━━━ Recorded information ━━━

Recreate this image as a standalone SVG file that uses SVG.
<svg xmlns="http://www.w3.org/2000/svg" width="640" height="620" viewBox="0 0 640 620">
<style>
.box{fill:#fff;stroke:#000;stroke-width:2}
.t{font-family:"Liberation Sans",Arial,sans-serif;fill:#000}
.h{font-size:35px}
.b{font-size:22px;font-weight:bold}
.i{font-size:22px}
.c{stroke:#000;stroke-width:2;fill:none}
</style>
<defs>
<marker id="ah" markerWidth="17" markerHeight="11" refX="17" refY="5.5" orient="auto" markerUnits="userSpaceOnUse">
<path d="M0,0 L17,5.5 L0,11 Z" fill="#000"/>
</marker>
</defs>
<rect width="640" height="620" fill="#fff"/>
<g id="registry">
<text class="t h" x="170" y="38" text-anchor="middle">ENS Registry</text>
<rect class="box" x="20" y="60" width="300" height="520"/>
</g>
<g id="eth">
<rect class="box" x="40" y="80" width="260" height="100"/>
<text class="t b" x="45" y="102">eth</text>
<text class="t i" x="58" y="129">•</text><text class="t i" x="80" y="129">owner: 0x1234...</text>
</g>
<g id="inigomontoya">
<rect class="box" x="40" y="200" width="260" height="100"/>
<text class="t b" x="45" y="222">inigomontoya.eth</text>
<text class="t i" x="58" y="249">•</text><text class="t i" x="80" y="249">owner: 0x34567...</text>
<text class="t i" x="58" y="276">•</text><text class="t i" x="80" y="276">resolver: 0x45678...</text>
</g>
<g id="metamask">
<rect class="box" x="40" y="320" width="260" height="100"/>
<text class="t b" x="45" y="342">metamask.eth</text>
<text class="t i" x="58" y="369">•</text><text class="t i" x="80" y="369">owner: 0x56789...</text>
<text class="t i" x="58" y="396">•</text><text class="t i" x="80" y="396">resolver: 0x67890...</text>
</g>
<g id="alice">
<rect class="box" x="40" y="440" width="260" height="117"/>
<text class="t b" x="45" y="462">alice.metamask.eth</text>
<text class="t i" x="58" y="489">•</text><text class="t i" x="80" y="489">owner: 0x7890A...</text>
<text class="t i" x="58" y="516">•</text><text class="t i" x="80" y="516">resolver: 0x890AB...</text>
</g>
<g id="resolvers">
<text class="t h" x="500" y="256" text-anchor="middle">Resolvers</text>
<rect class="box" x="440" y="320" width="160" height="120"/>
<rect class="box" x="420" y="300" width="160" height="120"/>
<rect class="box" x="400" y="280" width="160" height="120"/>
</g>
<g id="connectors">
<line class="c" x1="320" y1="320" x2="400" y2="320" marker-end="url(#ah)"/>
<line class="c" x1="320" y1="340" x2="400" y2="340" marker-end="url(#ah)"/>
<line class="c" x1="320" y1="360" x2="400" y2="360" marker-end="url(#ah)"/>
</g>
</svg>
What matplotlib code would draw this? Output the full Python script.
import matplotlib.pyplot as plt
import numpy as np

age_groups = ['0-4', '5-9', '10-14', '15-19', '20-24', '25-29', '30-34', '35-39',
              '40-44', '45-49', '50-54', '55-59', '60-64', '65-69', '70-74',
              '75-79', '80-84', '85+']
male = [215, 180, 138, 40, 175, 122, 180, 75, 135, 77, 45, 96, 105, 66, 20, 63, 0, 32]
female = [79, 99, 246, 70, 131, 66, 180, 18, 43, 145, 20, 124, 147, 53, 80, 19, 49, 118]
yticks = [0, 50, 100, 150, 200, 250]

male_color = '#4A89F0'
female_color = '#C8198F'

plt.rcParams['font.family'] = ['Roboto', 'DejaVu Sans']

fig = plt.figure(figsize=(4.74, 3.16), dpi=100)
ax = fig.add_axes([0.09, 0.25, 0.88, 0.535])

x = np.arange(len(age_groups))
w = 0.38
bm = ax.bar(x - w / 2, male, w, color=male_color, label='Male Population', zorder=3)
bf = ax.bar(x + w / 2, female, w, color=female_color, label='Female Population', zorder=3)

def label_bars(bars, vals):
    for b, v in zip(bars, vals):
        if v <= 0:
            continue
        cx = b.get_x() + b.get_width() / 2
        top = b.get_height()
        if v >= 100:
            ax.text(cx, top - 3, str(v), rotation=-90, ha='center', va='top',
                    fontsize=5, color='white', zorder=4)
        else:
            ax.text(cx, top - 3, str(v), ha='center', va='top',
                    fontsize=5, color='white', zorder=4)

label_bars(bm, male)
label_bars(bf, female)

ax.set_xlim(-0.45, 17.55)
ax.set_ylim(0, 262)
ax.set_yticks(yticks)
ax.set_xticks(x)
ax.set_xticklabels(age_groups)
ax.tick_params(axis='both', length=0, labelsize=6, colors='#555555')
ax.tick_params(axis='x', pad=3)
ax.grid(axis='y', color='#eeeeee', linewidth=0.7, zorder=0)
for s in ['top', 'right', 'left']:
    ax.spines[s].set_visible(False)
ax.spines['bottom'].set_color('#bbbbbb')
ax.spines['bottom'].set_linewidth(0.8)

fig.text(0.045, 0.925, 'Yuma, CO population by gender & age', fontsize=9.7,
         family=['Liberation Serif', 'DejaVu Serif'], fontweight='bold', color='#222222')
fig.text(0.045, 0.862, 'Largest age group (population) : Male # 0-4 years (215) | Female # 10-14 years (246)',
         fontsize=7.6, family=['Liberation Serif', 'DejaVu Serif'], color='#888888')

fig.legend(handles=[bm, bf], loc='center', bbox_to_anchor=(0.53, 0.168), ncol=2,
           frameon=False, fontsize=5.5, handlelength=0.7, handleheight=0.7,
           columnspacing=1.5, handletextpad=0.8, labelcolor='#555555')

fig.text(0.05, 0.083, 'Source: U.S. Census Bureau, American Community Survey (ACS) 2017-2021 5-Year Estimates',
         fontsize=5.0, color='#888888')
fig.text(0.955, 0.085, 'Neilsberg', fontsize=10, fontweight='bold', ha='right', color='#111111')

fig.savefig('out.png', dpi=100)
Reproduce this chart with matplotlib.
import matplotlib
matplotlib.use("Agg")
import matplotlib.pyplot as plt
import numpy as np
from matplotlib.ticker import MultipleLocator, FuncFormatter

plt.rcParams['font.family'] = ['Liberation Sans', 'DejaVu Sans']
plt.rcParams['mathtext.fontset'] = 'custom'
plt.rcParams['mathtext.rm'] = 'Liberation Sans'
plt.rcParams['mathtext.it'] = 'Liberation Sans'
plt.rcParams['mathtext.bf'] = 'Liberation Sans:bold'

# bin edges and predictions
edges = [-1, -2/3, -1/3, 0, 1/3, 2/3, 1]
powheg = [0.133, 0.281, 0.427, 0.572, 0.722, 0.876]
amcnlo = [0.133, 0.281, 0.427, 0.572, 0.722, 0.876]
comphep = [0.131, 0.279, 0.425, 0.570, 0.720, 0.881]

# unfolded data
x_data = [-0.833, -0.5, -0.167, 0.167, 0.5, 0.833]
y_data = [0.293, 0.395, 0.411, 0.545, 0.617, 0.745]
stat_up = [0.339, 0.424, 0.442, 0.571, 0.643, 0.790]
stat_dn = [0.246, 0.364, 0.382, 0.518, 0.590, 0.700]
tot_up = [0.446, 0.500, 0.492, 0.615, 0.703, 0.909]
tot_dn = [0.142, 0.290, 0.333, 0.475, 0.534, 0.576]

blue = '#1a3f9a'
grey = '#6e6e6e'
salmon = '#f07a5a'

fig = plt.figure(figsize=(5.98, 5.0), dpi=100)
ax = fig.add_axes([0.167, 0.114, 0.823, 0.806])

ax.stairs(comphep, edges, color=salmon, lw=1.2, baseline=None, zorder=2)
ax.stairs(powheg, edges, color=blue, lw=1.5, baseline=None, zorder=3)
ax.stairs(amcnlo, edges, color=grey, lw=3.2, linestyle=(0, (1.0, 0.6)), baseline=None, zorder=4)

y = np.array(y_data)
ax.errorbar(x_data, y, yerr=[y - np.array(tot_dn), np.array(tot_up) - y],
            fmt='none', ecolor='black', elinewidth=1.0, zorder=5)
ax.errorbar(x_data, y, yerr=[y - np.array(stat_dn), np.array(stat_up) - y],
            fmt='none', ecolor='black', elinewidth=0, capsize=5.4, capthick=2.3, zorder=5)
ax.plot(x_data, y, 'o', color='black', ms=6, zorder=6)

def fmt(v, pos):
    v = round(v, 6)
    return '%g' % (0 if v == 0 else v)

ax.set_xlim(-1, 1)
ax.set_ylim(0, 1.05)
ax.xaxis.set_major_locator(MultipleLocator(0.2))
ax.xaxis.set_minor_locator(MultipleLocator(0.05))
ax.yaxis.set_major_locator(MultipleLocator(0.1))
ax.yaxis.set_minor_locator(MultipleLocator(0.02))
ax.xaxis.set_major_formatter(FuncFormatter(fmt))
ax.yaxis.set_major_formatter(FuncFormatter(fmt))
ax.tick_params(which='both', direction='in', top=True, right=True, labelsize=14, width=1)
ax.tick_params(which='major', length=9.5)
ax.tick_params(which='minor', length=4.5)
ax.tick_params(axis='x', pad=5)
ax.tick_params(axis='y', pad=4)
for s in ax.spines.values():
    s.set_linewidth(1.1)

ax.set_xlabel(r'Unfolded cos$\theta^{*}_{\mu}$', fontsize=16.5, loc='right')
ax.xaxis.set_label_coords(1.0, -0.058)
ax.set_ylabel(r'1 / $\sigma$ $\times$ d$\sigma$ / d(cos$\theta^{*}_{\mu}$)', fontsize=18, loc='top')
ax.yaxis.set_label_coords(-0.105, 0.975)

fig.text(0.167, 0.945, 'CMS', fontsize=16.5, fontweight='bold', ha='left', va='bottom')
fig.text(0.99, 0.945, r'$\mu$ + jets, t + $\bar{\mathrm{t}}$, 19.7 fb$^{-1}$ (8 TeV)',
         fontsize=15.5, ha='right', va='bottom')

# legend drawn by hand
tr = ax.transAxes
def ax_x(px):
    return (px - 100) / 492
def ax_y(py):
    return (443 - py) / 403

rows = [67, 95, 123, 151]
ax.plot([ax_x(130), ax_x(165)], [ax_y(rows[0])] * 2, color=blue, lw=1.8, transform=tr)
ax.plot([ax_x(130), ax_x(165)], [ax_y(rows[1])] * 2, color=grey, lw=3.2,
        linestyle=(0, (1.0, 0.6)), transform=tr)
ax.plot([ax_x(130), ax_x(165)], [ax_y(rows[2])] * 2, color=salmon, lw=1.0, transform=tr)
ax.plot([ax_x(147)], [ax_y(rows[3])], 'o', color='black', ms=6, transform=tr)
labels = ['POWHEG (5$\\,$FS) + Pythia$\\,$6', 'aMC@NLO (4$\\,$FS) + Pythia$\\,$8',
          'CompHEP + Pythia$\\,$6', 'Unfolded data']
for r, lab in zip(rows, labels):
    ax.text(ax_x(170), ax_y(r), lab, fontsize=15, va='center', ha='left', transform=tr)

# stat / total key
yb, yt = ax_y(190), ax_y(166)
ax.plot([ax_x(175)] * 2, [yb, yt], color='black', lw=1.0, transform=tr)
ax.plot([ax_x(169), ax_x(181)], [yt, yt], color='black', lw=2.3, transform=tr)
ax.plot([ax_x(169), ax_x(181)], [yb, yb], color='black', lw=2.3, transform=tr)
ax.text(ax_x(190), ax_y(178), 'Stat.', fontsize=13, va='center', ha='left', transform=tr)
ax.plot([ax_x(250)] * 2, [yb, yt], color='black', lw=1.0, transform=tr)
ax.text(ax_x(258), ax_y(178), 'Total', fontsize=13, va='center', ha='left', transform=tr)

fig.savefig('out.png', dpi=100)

━━━

Task instructions:
Transcribe the records above exactly, beginning at the line that contains "Reproduce this chart with matplotlib." and ending with the line that contains "comphep = [0.131, 0.279, 0.425, 0.570, 0.720, 0.881]", both included, and nothing else.

Task response:
Reproduce this chart with matplotlib.
import matplotlib
matplotlib.use("Agg")
import matplotlib.pyplot as plt
import numpy as np
from matplotlib.ticker import MultipleLocator, FuncFormatter

plt.rcParams['font.family'] = ['Liberation Sans', 'DejaVu Sans']
plt.rcParams['mathtext.fontset'] = 'custom'
plt.rcParams['mathtext.rm'] = 'Liberation Sans'
plt.rcParams['mathtext.it'] = 'Liberation Sans'
plt.rcParams['mathtext.bf'] = 'Liberation Sans:bold'

# bin edges and predictions
edges = [-1, -2/3, -1/3, 0, 1/3, 2/3, 1]
powheg = [0.133, 0.281, 0.427, 0.572, 0.722, 0.876]
amcnlo = [0.133, 0.281, 0.427, 0.572, 0.722, 0.876]
comphep = [0.131, 0.279, 0.425, 0.570, 0.720, 0.881]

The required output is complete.